Spice up your sex life by trying a bit of 'rodeo sex'. Take your missus from behind and, holding on tightly to her jugs call her by the wrong name. See how long you can 'stay mounted' for.

Weight watchers. Avoid that devilish temptation to nibble at the chocolate bar in the cupboard or fridge by not buying the F*****G thing in the first place, you fat bastards.

Give up smoking by sticking one cigarette from each new pack up a fat friend's arse, filter first, then replacing it in the box. The possibility of putting that one in your mouth will put you off smoking any of them.

Make your girlfriend cry when you're having sex by phoning her up and telling her.

Increase blind people's electricity bills by switching all their lights on when their guide dog isn't looking.

An empty aluminium cigar tube filled with angry wasps makes an inexpensive vibrator.

Putting just the right amount of gin in your goldfish bowl makes the fishes' eyes bulge and cause them to swim in an amusing manner.

Deter goldfish from having sex by throwing a small bucket of air over any that you catch in the act.

Avoid cutting yourself while clumsily slicing vegetables by getting someone else to hold them while you chop away.

Bearded men can obtain the appearance of an upper class Arctic explorer by simply applying Tippex to their beards, painting their noses blue, and cutting off a couple of toes. It never fails to impress the girls.

Housewives: When nipping out to the shops, remember to carry a stiff broom in the boot of your car. Use it to sweep the broken glass to the side of the road every time you have a minor accident.

Keep the seat next to you on the train vacant by smiling and nodding at people as they walk up the aisle.

Minor skin grafts can be performed on pigs by covering any cuts and grazes with thin strips of bacon.

Save money on expensive personalised car number plates by simply changing your name to match your existing plate. - Mr. KVL 741Y, Don't waste

money buying expensive binoculars. Simply stand closer to the object you wish to view.

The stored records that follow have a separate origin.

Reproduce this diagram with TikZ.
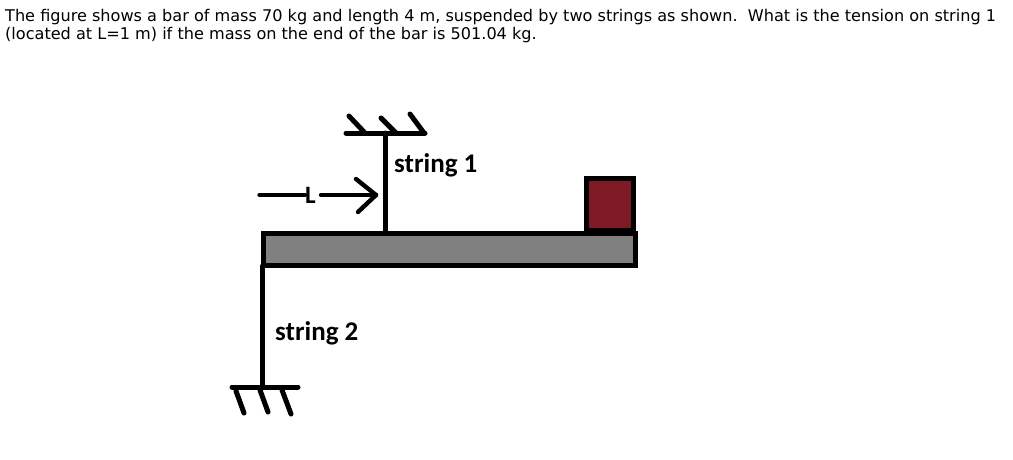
\documentclass[tikz,border=0pt]{standalone}
\usepackage{fontspec}
\setmainfont{DejaVu Sans}
\newfontfamily\labelfont{Carlito}
\definecolor{barGray}{HTML}{808080}
\definecolor{massRed}{HTML}{7F1A24}
\begin{document}
\begin{tikzpicture}[x=1pt,y=-1pt,line cap=round,main line/.style={line width=5pt,draw=black},thin line/.style={line width=4.4pt,draw=black},body node/.style={draw=black,line width=5pt,inner sep=0pt,anchor=north west,line cap=butt},string label/.style={font=\labelfont\bfseries\fontsize{27}{27}\selectfont,inner sep=0pt},text line/.style={font=\fontsize{16.1}{17}\selectfont,inner sep=0pt,anchor=base west}]
                \useasboundingbox (0,0) rectangle (1013,459);
                \node[text line] (line1) at (5,21) {The figure shows a bar of mass 70 kg and length 4 m, suspended by two strings as shown.\ \ What is the tension on string 1};
                \node[text line] (line2) at (5,39) {(located at L=1 m) if the mass on the end of the bar is 501.04 kg.};

                \node[body node,fill=massRed,minimum width=47pt,minimum height=52pt] (mass) at (584,176) {};
                \node[body node,fill=barGray,minimum width=372pt,minimum height=32pt] (bar) at (261,231) {};

                \coordinate (ceilL) at (346,133);
                \coordinate (ceilR) at (425,133);
                \coordinate (ceilM) at (385.5,133);
                \coordinate (barTop) at (385.5,233);
                \coordinate (barCorner) at (262.5,266);
                \coordinate (groundL) at (232,387);
                \coordinate (groundR) at (298,387);
                \coordinate (groundM) at (262.5,387);

                \node[string label,anchor=base west] (label1) at (394,172) {string 1};
                \node[string label,anchor=base west] (label2) at (275,340) {string 2};
                \node[inner sep=0pt,font=\labelfont\bfseries\fontsize{25}{25}\selectfont] (dist) at (310.5,195) {L};

                \coordinate (distL) at (259.5,195);
                \coordinate (distS) at (321,195);
                \coordinate (distR) at (376,195);
                \coordinate (tipA) at (356,179);
                \coordinate (tipB) at (358,212);

                \path[main line]
                    (ceilL) edge (ceilR)
                    (ceilM) edge (barTop)
                    (barCorner) edge (groundM)
                    (groundL) edge (groundR)
                    ;
                \path[thin line]
                    (distL) edge (dist.west)
                    (distS) edge (distR)
                    (tipA) edge (distR)
                    (tipB) edge (distR)
                    ;
                % hatching on the two supports
                \foreach \xa/\ya/\xb/\yb in {349/116/365/133,381/118/396/133,410/114/424/133,236/391/244/413,260/390/268/412,282/390/291/414}
                    \draw[main line] (\xa,\ya) -- (\xb,\yb);
            \end{tikzpicture}
\end{document}
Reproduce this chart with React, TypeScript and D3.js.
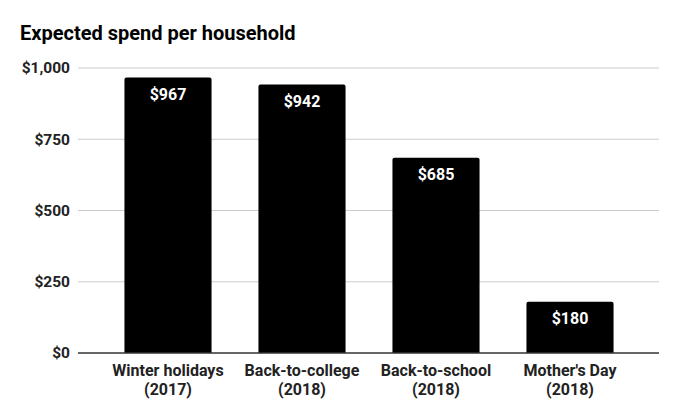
import React from "react";
import * as d3 from "d3";

const categories = ["Winter holidays|(2017)", "Back-to-college|(2018)", "Back-to-school|(2018)", "Mother's Day|(2018)"];
const values = [967, 942, 685, 180];
const yTicks = [0, 250, 500, 750, 1000];

const W = 679;
const H = 420;

export default function App() {
  const x = d3.scaleBand<string>().domain(categories).range([101, 637]).paddingInner(0.35).paddingOuter(0.175);
  const y = d3.scaleLinear().domain([0, 1000]).range([353, 68]);
  const fmtTick = (v: number) => "$" + d3.format(",")(v);
  const font = "Roboto, 'Noto Sans', sans-serif";

  const barPath = (x0: number, y0: number, w: number, h: number, r: number) => {
    const p = d3.path();
    p.moveTo(x0, y0 + h);
    p.lineTo(x0, y0 + r);
    p.quadraticCurveTo(x0, y0, x0 + r, y0);
    p.lineTo(x0 + w - r, y0);
    p.quadraticCurveTo(x0 + w, y0, x0 + w, y0 + r);
    p.lineTo(x0 + w, y0 + h);
    p.closePath();
    return p.toString();
  };

  return (
    <svg width={W} height={H} style={{ position: "absolute", left: 0, top: 0, background: "#fff" }} fontFamily={font}>
      <text x={20} y={40} fontSize={20} fontWeight={700} fill="#000">Expected spend per household</text>
      {yTicks.map((t) => (
        <g key={t}>
          {t !== 0 && <line x1={78} x2={659} y1={y(t)} y2={y(t)} stroke="#cccccc" strokeWidth={1} />}
          <text x={70} y={y(t)} dy="0.35em" textAnchor="end" fontSize={15.5} fontWeight={700} fill="#222">{fmtTick(t)}</text>
        </g>
      ))}
      {categories.map((c, i) => {
        const bx = x(c)!;
        const bw = x.bandwidth();
        const by = y(values[i]);
        const bh = y(0) - by;
        const cx = bx + bw / 2;
        const [l1, l2] = c.split("|");
        return (
          <g key={c}>
            <path d={barPath(bx, by, bw, bh, 2)} fill="#000" />
            <text x={cx} y={by + 22.5} textAnchor="middle" fontSize={16} fontWeight={700} fill="#fff">{"$" + values[i]}</text>
            <text x={cx} y={376} textAnchor="middle" fontSize={16} fontWeight={700} fill="#222">{l1}</text>
            <text x={cx} y={395} textAnchor="middle" fontSize={16} fontWeight={700} fill="#222">{l2}</text>
          </g>
        );
      })}
      <line x1={78} x2={659} y1={y(0)} y2={y(0)} stroke="#333" strokeWidth={1.3} />
    </svg>
  );
}
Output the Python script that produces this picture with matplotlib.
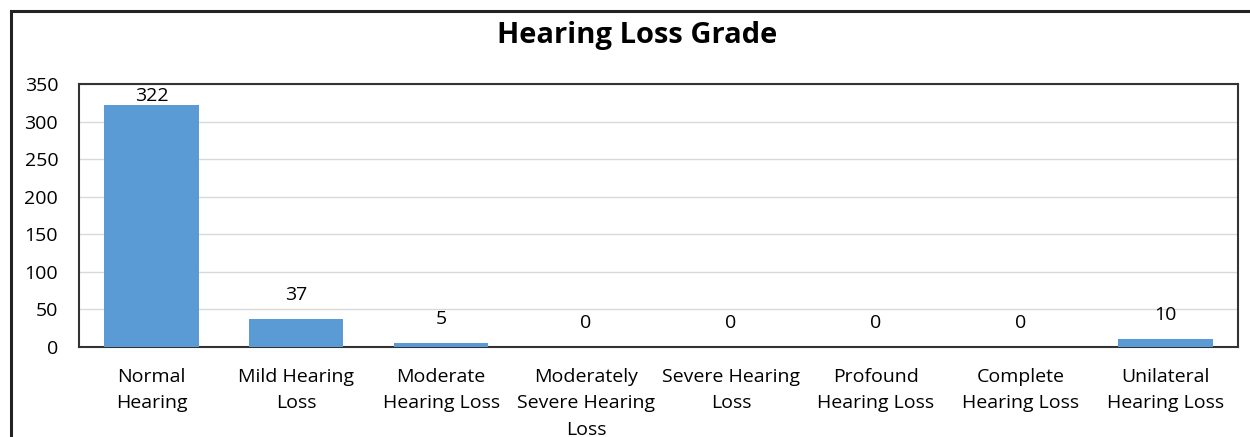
import matplotlib.pyplot as plt
from matplotlib.patches import Rectangle

# data
categories = ["Normal\nHearing", "Mild Hearing\nLoss", "Moderate\nHearing Loss",
              "Moderately\nSevere Hearing\nLoss", "Severe Hearing\nLoss",
              "Profound\nHearing Loss", "Complete\nHearing Loss",
              "Unilateral\nHearing Loss"]
counts = [322, 37, 5, 0, 0, 0, 0, 10]
y_ticks = [0, 50, 100, 150, 200, 250, 300, 350]

plt.rcParams['font.family'] = ['Open Sans', 'DejaVu Sans']

fig = plt.figure(figsize=(12.5, 4.37), dpi=100)
ax = fig.add_axes([79 / 1250, 1 - 347 / 437, (1238 - 79) / 1250, (347 - 84) / 437])

ymax = 350
x = list(range(len(categories)))
ax.bar(x, counts, width=0.65, color='#5B9BD5', zorder=3)
# labels sit above the bars, pushed down to stay inside the plot area (like Excel)
for xi, v in zip(x, counts):
    ax.text(xi, min(v + 20, ymax - 28), str(v), ha='center', va='bottom',
            fontsize=14, color='#000000')

ax.set_xlim(-0.5, len(categories) - 0.5)
ax.set_ylim(0, ymax)
ax.set_yticks(y_ticks)
ax.set_yticklabels([str(t) for t in y_ticks], fontsize=14)
ax.set_xticks(x)
ax.set_xticklabels(categories, fontsize=14, linespacing=1.6)
ax.tick_params(axis='y', length=0, pad=15)
ax.tick_params(axis='x', length=0, pad=15)
ax.yaxis.grid(True, color='#D9D9D9', linewidth=1, zorder=0)
for s in ax.spines.values():
    s.set_color('#333333')
    s.set_linewidth(1.5)

fig.text(637 / 1250, 1 - 35 / 437, "Hearing Loss Grade", ha='center', va='center',
         fontsize=21, fontweight='bold')

# outer chart border
fig.patches.append(Rectangle((11 / 1250, -0.1), 1.2, 1 - 11 / 437 + 0.1,
                             transform=fig.transFigure, fill=False,
                             edgecolor='#222222', linewidth=2.2))

fig.savefig('out.png', dpi=100)
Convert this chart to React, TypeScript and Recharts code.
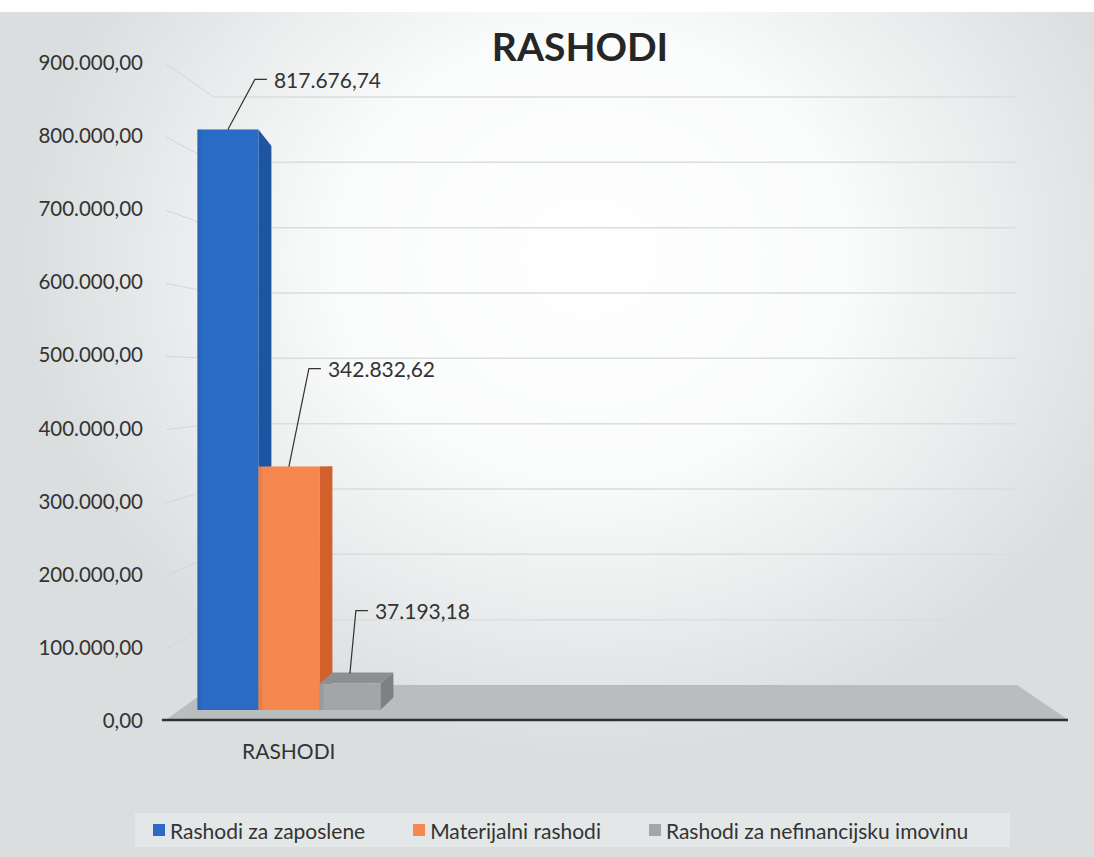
import React from 'react'
import { BarChart, Bar, XAxis, YAxis, CartesianGrid, LabelList } from 'recharts'

const categories = ['RASHODI', '', '', '']
const zaposlene = [817676.74, null, null, null]
const materijalni = [342832.62, null, null, null]
const nefinancijska = [37193.18, null, null, null]
const yTicks = [0, 100000, 200000, 300000, 400000, 500000, 600000, 700000, 800000, 900000]
const seriesNames = ['Rashodi za zaposlene', 'Materijalni rashodi', 'Rashodi za nefinancijsku imovinu']

const data = categories.map((cat, i) => ({
  cat,
  zap: zaposlene[i],
  mat: materijalni[i],
  nef: nefinancijska[i],
}))

const FONT = 'Lato, "Open Sans", sans-serif'
const TEXT = '#333333'

// plot geometry (front plane) and the perspective walls behind it
const TOP = 71
const ZERO = 710
const SPAN = ZERO - TOP

const styles = [
  { front: '#2a6bc6', side: '#1d55a3', top: '#3d7fd6', lift: 50, lean: 27 },
  { front: '#f5874f', side: '#d2602b', top: '#f8a070', lift: 98, lean: 20 },
  { front: '#a3a5a6', side: '#7e8081', top: '#8d8f90', lift: 73, lean: 6 },
]

function fmt(v: number) {
  const [int, dec] = v.toFixed(2).split('.')
  return int.replace(/\B(?=(\d{3})+(?!\d))/g, '.') + ',' + dec
}

function Bar3D(props: any) {
  const { x, y, width: w, height: h, idx } = props
  if (h == null || h <= 0) return null
  const st = styles[idx]
  const dx = 13
  const s = (yy: number) => (460 - yy) * 0.05
  const tb = y + s(y)
  const bb = y + h + s(y + h)
  return (
    <g>
      {tb < y && (
        <polygon points={`${x},${y} ${x + dx},${tb} ${x + w + dx},${tb} ${x + w},${y}`} fill={st.top} />
      )}
      <polygon points={`${x + w},${y} ${x + w + dx},${tb} ${x + w + dx},${bb} ${x + w},${y + h}`} fill={st.side} />
      <rect x={x} y={y} width={w} height={h} fill={st.front} />
      <rect x={x} y={y} width={4} height={h} fill="rgba(0,0,0,0.06)" />
    </g>
  )
}

function Leader(props: any) {
  const { x, y, width, value, idx } = props
  if (value == null) return null
  const st = styles[idx]
  const sx = x + width / 2
  const sy = y - (idx === 2 ? 10 : 0)
  const ex = sx + st.lean
  const ey = y - st.lift
  return (
    <g>
      <polyline points={`${sx},${sy} ${ex},${ey} ${ex + 12},${ey}`} fill="none" stroke="#333" strokeWidth={1.2} />
      <text x={ex + 19} y={ey} dominantBaseline="central" fontFamily={FONT} fontSize={21} fill={TEXT}>
        {fmt(value)}
      </text>
    </g>
  )
}

function GridLine(props: any) {
  const { x1, x2, y1 } = props
  const frac = (ZERO - y1) / SPAN
  const fy = 720 - frac * 658
  const by = 685 - frac * 588
  const zy = y1 + frac * SPAN
  return (
    <g>
      {frac > 0.99 && (
        <g>
          <polygon
            points={`${x1 - 13},${zy + 9} ${x1 + 34},${zy - 25} ${x2 - 33},${zy - 25} ${x2 + 17},${zy + 9}`}
            fill="#b9bdbe"
          />
          <line x1={x1 - 18} y1={zy + 10} x2={x2 + 18} y2={zy + 10} stroke="#2e3233" strokeWidth={2.5} />
        </g>
      )}
      {frac > 0.01 && (
        <g>
          <line x1={x1 - 14} y1={fy + 2} x2={x1 + 34} y2={by} stroke="#d2d6d7" strokeWidth={1} />
          <line x1={x1 + 34} y1={by} x2={x2 - 33} y2={by} stroke="#dadddd" strokeWidth={1.5} />
        </g>
      )}
    </g>
  )
}

function YTick(props: any) {
  const { x, y, payload } = props
  const frac = (ZERO - y) / SPAN
  const ly = 720 - frac * 658
  return (
    <text x={x - 37} y={ly} textAnchor="end" dominantBaseline="central" fontFamily={FONT} fontSize={20.5} fill={TEXT}>
      {fmt(payload.value)}
    </text>
  )
}

function XTick(props: any) {
  const { x, payload } = props
  if (!payload.value) return null
  return (
    <text x={x} y={750} textAnchor="middle" dominantBaseline="central" fontFamily={FONT} fontSize={21} fill={TEXT}>
      {payload.value}
    </text>
  )
}

function LegendBox() {
  return (
    <div
      style={{
        position: 'absolute',
        left: 135,
        top: 813,
        width: 875,
        boxSizing: 'border-box',
        display: 'flex',
        alignItems: 'center',
        gap: 48,
        padding: '0 18px',
        background: '#e4e7e7',
        fontFamily: FONT,
        fontSize: 21,
        color: TEXT,
        height: 34,
      }}
    >
      {seriesNames.map((n, i) => (
        <span key={n} style={{ display: 'flex', alignItems: 'center' }}>
          <span style={{ width: 12, height: 12, background: styles[i].front, marginRight: 5, display: 'inline-block' }} />
          {n}
        </span>
      ))}
    </div>
  )
}

export default function App() {
  const keys = ['zap', 'mat', 'nef']
  return (
    <div
      style={{
        position: 'absolute',
        left: 0,
        top: 0,
        width: 1094,
        height: 857,
        background:
          'linear-gradient(to bottom, #ffffff 0px, #ffffff 12px, rgba(255,255,255,0) 12px), radial-gradient(ellipse 52% 58% at 54% 30%, #ffffff 0%, #fafbfb 45%, #dadedf 100%)',
      }}
    >
      <div
        style={{
          position: 'absolute',
          left: 380,
          width: 400,
          top: 22,
          textAlign: 'center',
          fontFamily: FONT,
          fontWeight: 700,
          fontSize: 39,
          lineHeight: '48px',
          color: '#262626',
        }}
      >
        RASHODI
      </div>
      <BarChart
        width={1094}
        height={857}
        data={data}
        margin={{ top: TOP, right: 44, bottom: 857 - ZERO - 40, left: 0 }}
        barGap={0}
        barCategoryGap="8%"
      >
        <CartesianGrid horizontal={(p: any) => <GridLine key={p.key} {...p} />} vertical={false} />
        <XAxis dataKey="cat" height={40} axisLine={false} tickLine={false} tick={<XTick />} />
        <YAxis
          width={180}
          domain={[0, 900000]}
          ticks={yTicks}
          axisLine={false}
          tickLine={false}
          tickSize={0}
          tickMargin={0}
          tick={<YTick />}
        />
        {keys.map((k, i) => (
          <Bar
            key={k}
            dataKey={k}
            name={seriesNames[i]}
            fill={styles[i].front}
            isAnimationActive={false}
            shape={(p: any) => <Bar3D {...p} idx={i} />}
          >
            <LabelList dataKey={k} content={(p: any) => <Leader {...p} idx={i} />} />
          </Bar>
        ))}
      </BarChart>
      <LegendBox />
    </div>
  )
}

Avoid jet lag by simply taking an earlier flight, thus arriving fully refreshed and on time.

Save time when crossing a one-way street by only looking in the direction of oncoming traffic.

When crossing a one-way street always look in BOTH directions in case a large blue furniture removal lorry is reversing the wrong way up the road.

Thicken up runny low-fat yoghurt by stirring in a spoonful of lard.

Hijackers. Avoid a long stressful siege and the risk of arrest, imprisonment or death by simply making sure you book a flight to your intended destination in the first place.

Olympic athletes. Disguise the fact that you've taken anabolic steroids by running a bit slower.

Rangers fans. Save money on expensive new kits by simply strapping a large fake penis to your forehead. It is now clear to all, as to your Hun allegiance.

Celtic fans. Avoid an asymmetrical bulge in your right arm by masturbating furiously with your left arm too.

Avoid arguments with the missus about lifting the loo seat by simply pissing in the sink.

Vegetarians coming to dinner? Simply serve them a nice bit of steak or veal. Since they're always going on about how tofu, Quorn, meat substitute etc 'tastes exactly like the real thing', they wont know any difference.

Invited by vegetarians for dinner? Point out that since you'd no doubt be made aware of their special dietary requirements, tell them about yours, and ask for a nice steak.